## Information supplied

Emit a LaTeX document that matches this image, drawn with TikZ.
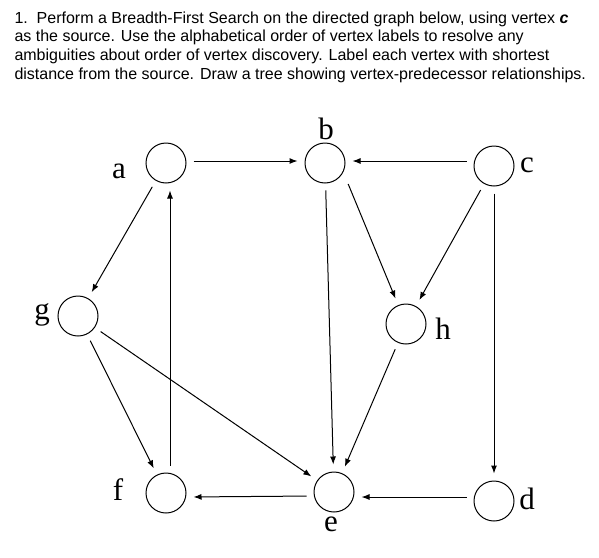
\documentclass[tikz,border=0pt]{standalone}
\usepackage{fontspec}
\setmainfont{Liberation Serif}
\newfontfamily\qfont{Liberation Sans}
\usetikzlibrary{arrows.meta}
\usetikzlibrary{positioning}

\begin{document}
\begin{tikzpicture}[x=1pt,y=-1pt,->,>={Latex[length=8pt,width=6pt]},shorten >=7pt,shorten <=7pt,
                    line width=1pt,vertex/.style={circle,draw,minimum size=40pt,inner sep=0pt},
                    vlabel/.style={font=\fontsize{31}{31}\selectfont,inner sep=0pt}]
  \useasboundingbox (0,0) rectangle (599,557);

  \node[anchor=north west,inner sep=0pt,align=left,font=\qfont\fontsize{16}{18.7}\selectfont](task) at (14,11)
    {1.\ \ Perform a Breadth-First Search on the directed graph below, using vertex \textbf{\textit{c}}\\
     as the source. Use the alphabetical order of vertex labels to resolve any\\
     ambiguities about order of vertex discovery. Label each vertex with shortest\\
     distance from the source. Draw a tree showing vertex-predecessor relationships.};

  \node[vertex](a) at (166,163) {};
  \node[vertex](b) at (325,163) {};
  \node[vertex](c) at (494,166) {};
  \node[vertex](g) at (78,316) {};
  \node[vertex](h) at (406,324) {};
  \node[vertex](f) at (166,493) {};
  \node[vertex](e) at (334,492) {};
  \node[vertex](d) at (494,501) {};

  \node[vlabel](la) at (119,171) {a};
  \node[vlabel](lb) at (326,129) {b};
  \node[vlabel](lc) at (527,165) {c};
  \node[vlabel](lg) at (42,315) {g};
  \node[vlabel](lh) at (443,329) {h};
  \node[vlabel](lf) at (118,490) {f};
  \node[vlabel](le) at (331,524) {e};
  \node[vlabel](ld) at (527,499) {d};

  \draw ([yshift=2pt]a.east) -- ([yshift=2pt]b.west);
  \draw ([yshift=5pt]c.west) -- ([yshift=2pt]b.east);
  \draw (a) -- (g);
  \draw ([xshift=4pt]f.north) -- ([xshift=4pt]a.south);
  \draw ([xshift=6pt]b.south east) -- (h);
  \draw (c) -- (h);
  \draw (c) -- (d);
  \draw (b) -- (e);
  \draw (h) -- (e);
  \draw (g) -- (e);
  \draw (g) -- (f);
  \draw ([yshift=-4pt]e.west) -- ([yshift=-4pt]f.east);
  \draw ([yshift=4pt]d.west) -- ([yshift=-5pt]e.east);
\end{tikzpicture}
\end{document}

## Task goal
Using the data above, print every line exactly, omitting pictures.

## Task response
Emit a LaTeX document that matches this image, drawn with TikZ.
\documentclass[tikz,border=0pt]{standalone}
\usepackage{fontspec}
\setmainfont{Liberation Serif}
\newfontfamily\qfont{Liberation Sans}
\usetikzlibrary{arrows.meta}
\usetikzlibrary{positioning}

\begin{document}
\begin{tikzpicture}[x=1pt,y=-1pt,->,>={Latex[length=8pt,width=6pt]},shorten >=7pt,shorten <=7pt,
                    line width=1pt,vertex/.style={circle,draw,minimum size=40pt,inner sep=0pt},
                    vlabel/.style={font=\fontsize{31}{31}\selectfont,inner sep=0pt}]
  \useasboundingbox (0,0) rectangle (599,557);

  \node[anchor=north west,inner sep=0pt,align=left,font=\qfont\fontsize{16}{18.7}\selectfont](task) at (14,11)
    {1.\ \ Perform a Breadth-First Search on the directed graph below, using vertex \textbf{\textit{c}}\\
     as the source. Use the alphabetical order of vertex labels to resolve any\\
     ambiguities about order of vertex discovery. Label each vertex with shortest\\
     distance from the source. Draw a tree showing vertex-predecessor relationships.};

  \node[vertex](a) at (166,163) {};
  \node[vertex](b) at (325,163) {};
  \node[vertex](c) at (494,166) {};
  \node[vertex](g) at (78,316) {};
  \node[vertex](h) at (406,324) {};
  \node[vertex](f) at (166,493) {};
  \node[vertex](e) at (334,492) {};
  \node[vertex](d) at (494,501) {};

  \node[vlabel](la) at (119,171) {a};
  \node[vlabel](lb) at (326,129) {b};
  \node[vlabel](lc) at (527,165) {c};
  \node[vlabel](lg) at (42,315) {g};
  \node[vlabel](lh) at (443,329) {h};
  \node[vlabel](lf) at (118,490) {f};
  \node[vlabel](le) at (331,524) {e};
  \node[vlabel](ld) at (527,499) {d};

  \draw ([yshift=2pt]a.east) -- ([yshift=2pt]b.west);
  \draw ([yshift=5pt]c.west) -- ([yshift=2pt]b.east);
  \draw (a) -- (g);
  \draw ([xshift=4pt]f.north) -- ([xshift=4pt]a.south);
  \draw ([xshift=6pt]b.south east) -- (h);
  \draw (c) -- (h);
  \draw (c) -- (d);
  \draw (b) -- (e);
  \draw (h) -- (e);
  \draw (g) -- (e);
  \draw (g) -- (f);
  \draw ([yshift=-4pt]e.west) -- ([yshift=-4pt]f.east);
  \draw ([yshift=4pt]d.west) -- ([yshift=-5pt]e.east);
\end{tikzpicture}
\end{document}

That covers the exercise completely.